Frequently Asked Questions
What does 'se coef' refer to in statistical analysis?
'se coef' typically refers to the standard error of a coefficient in regression analysis, which measures the variability or uncertainty associated with the estimated coefficient.
How is the 'se coef' used to assess the significance of a predictor variable?
The 'se coef' is used to compute the t-statistic by dividing the coefficient estimate by its standard error. A higher t-value indicates greater statistical significance of the predictor variable.
What factors can influence the size of the 'se coef' in a regression model?

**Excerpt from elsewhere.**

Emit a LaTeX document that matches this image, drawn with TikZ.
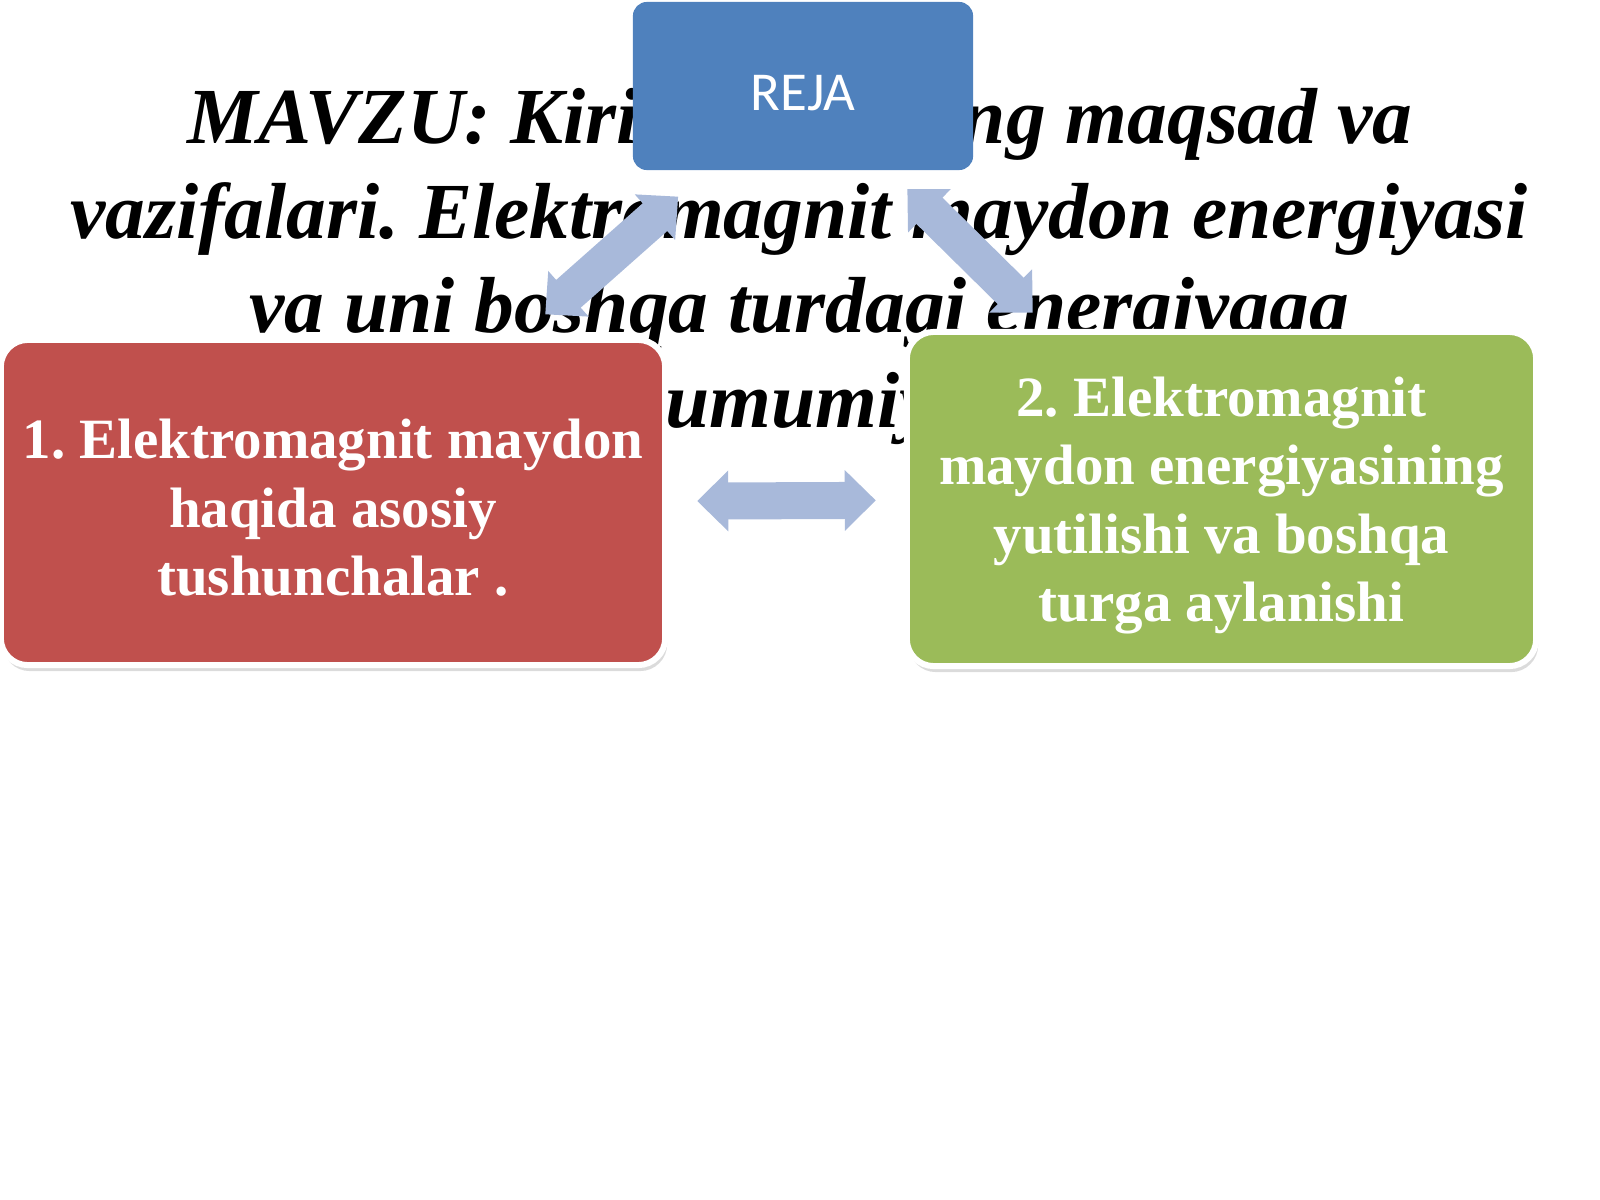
\documentclass[tikz,border=0pt]{standalone}
\usepackage{fontspec}
\setmainfont{Liberation Serif}
\newfontfamily\rejafont{Carlito}
\usetikzlibrary{arrows.meta,shadows}
\definecolor{rejablue}{RGB}{79,129,189}
\definecolor{planred}{RGB}{192,80,77}
\definecolor{plangreen}{RGB}{155,187,89}
\definecolor{linkblue}{RGB}{168,185,218}
\frenchspacing

\begin{document}
\begin{tikzpicture}[
    x = 0.01cm, y = -0.01cm,
      topic/.style={anchor=base, inner sep=0pt, font=\fontsize{22.6}{26}\selectfont\bfseries\itshape},
      rejabox/.style={fill=rejablue, rectangle, rounded corners=0.14cm, minimum width=3.4cm, minimum height=1.68cm, text height=0.49cm, text=white, font=\rejafont\fontsize{15.6}{18}\selectfont},
      planbox/.style={draw=white, line width=0.06cm, rectangle, rounded corners=0.27cm, text=white, align=center, drop shadow={shadow xshift=0.02cm, shadow yshift=-0.06cm, fill=black!40, opacity=0.35}, font=\fontsize{16.2}{19.5}\selectfont\bfseries},
      link/.style={{Triangle[width=0.59cm, length=0.31cm]}-{Triangle[width=0.59cm, length=0.31cm]}, line width=0.37cm, color=linkblue}
  ]
      \useasboundingbox (0, 0) rectangle (1600, 1200);

      % Topic
      \node (topic1a) at (187, 143) [topic, anchor=base west] {MAVZU: Kirish};
      \node (topic1b) at (1413, 143) [topic, anchor=base east] {ning maqsad va};
      \node (topic2) at (799, 238) [topic] {vazifalari. Elektromagnit maydon energiyasi};
      \node (topic3) at (799, 332) [topic] {va uni boshqa turdagi energiyaga};
      \node (topic4) at (665, 427) [topic, anchor=base west] {umumiy};

      % Reja
      \node (reja) at (803, 86) [rejabox] {REJA};

      % Plan items
      \node (first) at (333, 502.5) [planbox, fill=planred, minimum width=6.64cm, minimum height=3.25cm, text height=1.875cm] {1. Elektromagnit maydon\\haqida asosiy\\tushunchalar .};
      \node (second) at (1221.5, 499) [planbox, fill=plangreen, minimum width=6.29cm, minimum height=3.34cm, text height=2.58cm] {2. Elektromagnit\\maydon energiyasining\\yutilishi va boshqa\\turga aylanishi};

      % Arrows
      \draw[link, shorten <=0.39cm, shorten >=0.34cm] (reja) -- (first);
      \draw[link, shorten <=0.26cm, shorten >=0.23cm] (reja) -- (second);
      \draw[link, shorten <=0.29cm, shorten >=0.28cm] (first) -- (second);
  \end{tikzpicture}
\end{document}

Factors include sample size, variability in the data, multicollinearity among predictors, and the strength of the relationship between the predictor and the outcome variable.
How do you interpret a small 'se coef' value in regression output?
A small 'se coef' suggests that the estimate of the coefficient is precise and that there is less uncertainty around its true value, indicating a more reliable estimate.
Can 'se coef' be used to construct confidence intervals for the coefficient?
Yes, the standard error of the coefficient is used to construct confidence intervals by multiplying it by a critical value from the t-distribution, providing a range within which the true coefficient likely falls.
What does it mean if the 'se coef' is large relative to the coefficient estimate?
It indicates high uncertainty or variability in the estimate, which may suggest that the coefficient is not statistically significant or that the data do not strongly support the estimated relationship.
Is 'se coef' relevant only in linear regression models?
While most commonly associated with linear regression, the concept of standard errors of coefficients applies broadly to various statistical models that estimate parameters, including generalized linear models and mixed-effects models.